Zewail helped develop four-dimensional electron microscopy, which can capture a real-time series of images of such fleeting processes that can be assembled into a sort of digital movie.
Zewail, who was born in Damanhur, Egypt, joined Caltech in 1976.
“I never, ever believed that one day I would get a call from Sweden as a boy,” he said after receiving the Nobel.
“I had passion about science. My mother said I was going to burn the house (with chemistry experiments).”
Zewail wrote some 600 scientific articles and 16 books and was showered with honours from around the world, including France’s highest honour, the Legion d’Honneur, and Egypt’s Order of the Grand Collar of the Nile.
In 2009, Mr Obama appointed Zewail, a naturalised citizen, to the Council of Advisers on Science and Technology and later that year made him the first US science envoy to the Middle East.
Zewail joined the United Nations Scientific Advisory Board in 2013.
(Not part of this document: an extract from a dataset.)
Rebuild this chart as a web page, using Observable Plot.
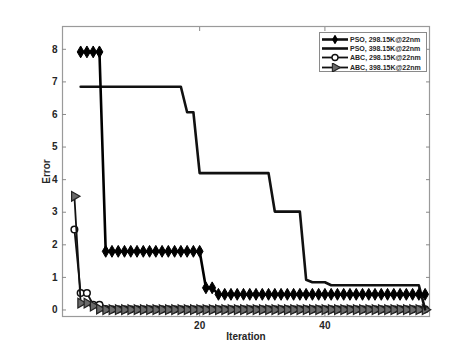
<!DOCTYPE html>
<html>
<head>
<meta charset="utf-8">
<script src="https://cdn.jsdelivr.net/npm/d3@7"></script>
<script src="https://cdn.jsdelivr.net/npm/@observablehq/plot@0.6"></script>
<style>
  html, body { margin: 0; padding: 0; background: #fff; }
  #wrap { position: relative; width: 474px; height: 355px; font-family: "Liberation Sans", Arial, sans-serif; }
  #legend { position: absolute; left: 319px; top: 32px; width: 108px; height: 40px; border: 1px solid #8a8a8a; background: #fff; box-sizing: border-box; padding-top: 1.5px; }
  .row { display: flex; align-items: center; height: 9.4px; }
  .row span { font-size: 7px; font-weight: bold; color: #262626; margin-left: 0px; white-space: nowrap; }
</style>
</head>
<body>
<div id="wrap"><div id="legend"></div></div>
<script>
// Series names
const seriesNames = ["PSO, 298.15K@22nm", "PSO, 398.15K@22nm", "ABC, 298.15K@22nm", "ABC, 398.15K@22nm"];

// Iterations
const psoIter = [1,2,3,4,5,6,7,8,9,10,11,12,13,14,15,16,17,18,19,20,21,22,23,24,25,26,27,28,29,30,31,32,33,34,35,36,37,38,39,40,41,42,43,44,45,46,47,48,49,50,51,52,53,54,55,56];
const abcIter = [0,1,2,3,4,5,6,7,8,9,10,11,12,13,14,15,16,17,18,19,20,21,22,23,24,25,26,27,28,29,30,31,32,33,34,35,36,37,38,39,40,41,42,43,44,45,46,47,48,49,50,51,52,53,54,55,56];

// Error values
const pso298 = [7.92,7.92,7.92,7.92,1.8,1.8,1.8,1.8,1.8,1.8,1.8,1.8,1.8,1.8,1.8,1.8,1.8,1.8,1.8,1.8,0.68,0.68,0.48,0.48,0.48,0.48,0.48,0.48,0.48,0.48,0.48,0.48,0.48,0.48,0.48,0.48,0.48,0.48,0.48,0.48,0.48,0.48,0.48,0.48,0.48,0.48,0.48,0.48,0.48,0.48,0.48,0.48,0.48,0.48,0.48,0.48];
const pso398 = [6.85,6.85,6.85,6.85,6.85,6.85,6.85,6.85,6.85,6.85,6.85,6.85,6.85,6.85,6.85,6.85,6.85,6.07,6.07,4.2,4.2,4.2,4.2,4.2,4.2,4.2,4.2,4.2,4.2,4.2,4.2,3.02,3.02,3.02,3.02,3.02,0.93,0.85,0.85,0.85,0.76,0.76,0.76,0.76,0.76,0.76,0.76,0.76,0.76,0.76,0.76,0.76,0.76,0.76,0.76,0.02];
const abc298 = [2.47,0.52,0.52,0.16,0.16,0.03,0.02,0.02,0.02,0.02,0.02,0.02,0.02,0.02,0.02,0.02,0.02,0.02,0.02,0.02,0.02,0.02,0.02,0.02,0.02,0.02,0.02,0.02,0.02,0.02,0.02,0.02,0.02,0.02,0.02,0.02,0.02,0.02,0.02,0.02,0.02,0.02,0.02,0.02,0.02,0.02,0.02,0.02,0.02,0.02,0.02,0.02,0.02,0.02,0.02,0.02,0.02];
const abc398 = [3.49,0.21,0.21,0.12,0.03,0.01,0.01,0.01,0.01,0.01,0.01,0.01,0.01,0.01,0.01,0.01,0.01,0.01,0.01,0.01,0.01,0.01,0.01,0.01,0.01,0.01,0.01,0.01,0.01,0.01,0.01,0.01,0.01,0.01,0.01,0.01,0.01,0.01,0.01,0.01,0.01,0.01,0.01,0.01,0.01,0.01,0.01,0.01,0.01,0.01,0.01,0.01,0.01,0.01,0.01,0.01,0.01];

// Axis ticks
const xTicks = [20, 40];
const yTicks = [0, 1, 2, 3, 4, 5, 6, 7, 8];

const dPso298 = psoIter.map((x, i) => ({x, y: pso298[i]}));
const dPso398 = psoIter.map((x, i) => ({x, y: pso398[i]}));
const dAbc298 = abcIter.map((x, i) => ({x, y: abc298[i]}));
const dAbc398 = abcIter.map((x, i) => ({x, y: abc398[i]}));

const axisColor = "#262626";
const noText = () => "";

const chart = Plot.plot({
  width: 474,
  height: 355,
  marginLeft: 62,
  marginRight: 45,
  marginTop: 26,
  marginBottom: 39,
  style: {fontFamily: "'Liberation Sans', Arial, sans-serif", fontSize: "10px", color: axisColor, background: "white"},
  x: {domain: [-1.9, 56.7]},
  y: {domain: [-0.2, 8.7]},
  marks: [
    Plot.frame({stroke: "#9a9a9a", strokeWidth: 1.2}),
    // inward ticks
    Plot.axisY(yTicks, {anchor: "left", tickSize: -4, tickFormat: noText, stroke: "#8a8a8a", label: null}),
    Plot.axisY(yTicks, {anchor: "right", tickSize: -4, tickFormat: noText, stroke: "#8a8a8a", label: null}),
    Plot.axisX(xTicks, {anchor: "bottom", tickSize: -4, tickFormat: noText, stroke: "#8a8a8a", label: null}),
    Plot.axisX(xTicks, {anchor: "top", tickSize: -4, tickFormat: noText, stroke: "#8a8a8a", label: null}),
    // labels
    Plot.axisY(yTicks, {anchor: "left", tickSize: 0, tickPadding: 5, fontWeight: "bold", fill: axisColor, label: "Error", labelAnchor: "center", labelOffset: 20, labelArrow: "none"}),
    Plot.axisX(xTicks, {anchor: "bottom", tickSize: 0, tickPadding: 5, fontWeight: "bold", fill: axisColor, label: "Iteration", labelAnchor: "center", labelOffset: 23, labelArrow: "none"}),
    // ABC series
    Plot.line(dAbc298, {x: "x", y: "y", stroke: "#111", strokeWidth: 1.8}),
    Plot.dot(dAbc298, {x: "x", y: "y", symbol: "circle", r: 3.3, stroke: "#111", strokeWidth: 1.5, fill: "white"}),
    Plot.line(dAbc398, {x: "x", y: "y", stroke: "#111", strokeWidth: 1.8}),
    Plot.dot(dAbc398, {x: "x", y: "y", symbol: "triangle", rotate: 90, r: 3.6, stroke: "#222", strokeWidth: 1.2, fill: "#6a6a6a"}),
    // PSO series
    Plot.line(dPso398, {x: "x", y: "y", stroke: "#111", strokeWidth: 2.6}),
    Plot.line(dPso298, {x: "x", y: "y", stroke: "#000", strokeWidth: 2.6}),
    Plot.dot(dPso298, {x: "x", y: "y", symbol: "diamond", r: 3.6, stroke: "#000", strokeWidth: 1, fill: "#000"})
  ]
});
document.getElementById("wrap").prepend(chart);

// Legend (inside the plot area, top right)
const legendStyles = [
  {sw: 2.6, sym: "diamond"},
  {sw: 2.6, sym: null},
  {sw: 1.8, sym: "circle"},
  {sw: 1.8, sym: "triangle"}
];
const legend = d3.select("#legend");
seriesNames.forEach((name, i) => {
  const st = legendStyles[i];
  const row = legend.append("div").attr("class", "row");
  const svg = row.append("svg").attr("width", 30).attr("height", 9);
  svg.append("line").attr("x1", 2).attr("x2", 28).attr("y1", 4.5).attr("y2", 4.5).attr("stroke", "#111").attr("stroke-width", st.sw);
  if (st.sym === "diamond") {
    svg.append("path").attr("transform", "translate(15,4.5)").attr("d", d3.symbol(d3.symbolDiamond, 30)()).attr("fill", "#000");
  } else if (st.sym === "circle") {
    svg.append("circle").attr("cx", 15).attr("cy", 4.5).attr("r", 3).attr("fill", "white").attr("stroke", "#111").attr("stroke-width", 1.4);
  } else if (st.sym === "triangle") {
    svg.append("path").attr("transform", "translate(15,4.5) rotate(90)").attr("d", d3.symbol(d3.symbolTriangle, 36)()).attr("fill", "#6a6a6a").attr("stroke", "#222").attr("stroke-width", 1.1);
  }
  row.append("span").text(name);
});
</script>
</body>
</html>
In 2014, he wrote an opinion piece for the Los Angeles Times which urged the US to avoid cutting aid to Egypt after a military coup that ousted the elected president and replaced him.
Zewail argued that constructive engagement and use of US “soft power” such as trade agreements were important in keeping Egypt as a partner in the war on terrorism and other American interests.
Egyptian President Abdel-Fattah al-Sissi expressed his condolences over his death, saying the country had lost a son and role model.
Egyptian media reported that Zewail’s body would be flown back for burial.
Zewail is survived by his wife, Dema Faham, and four children.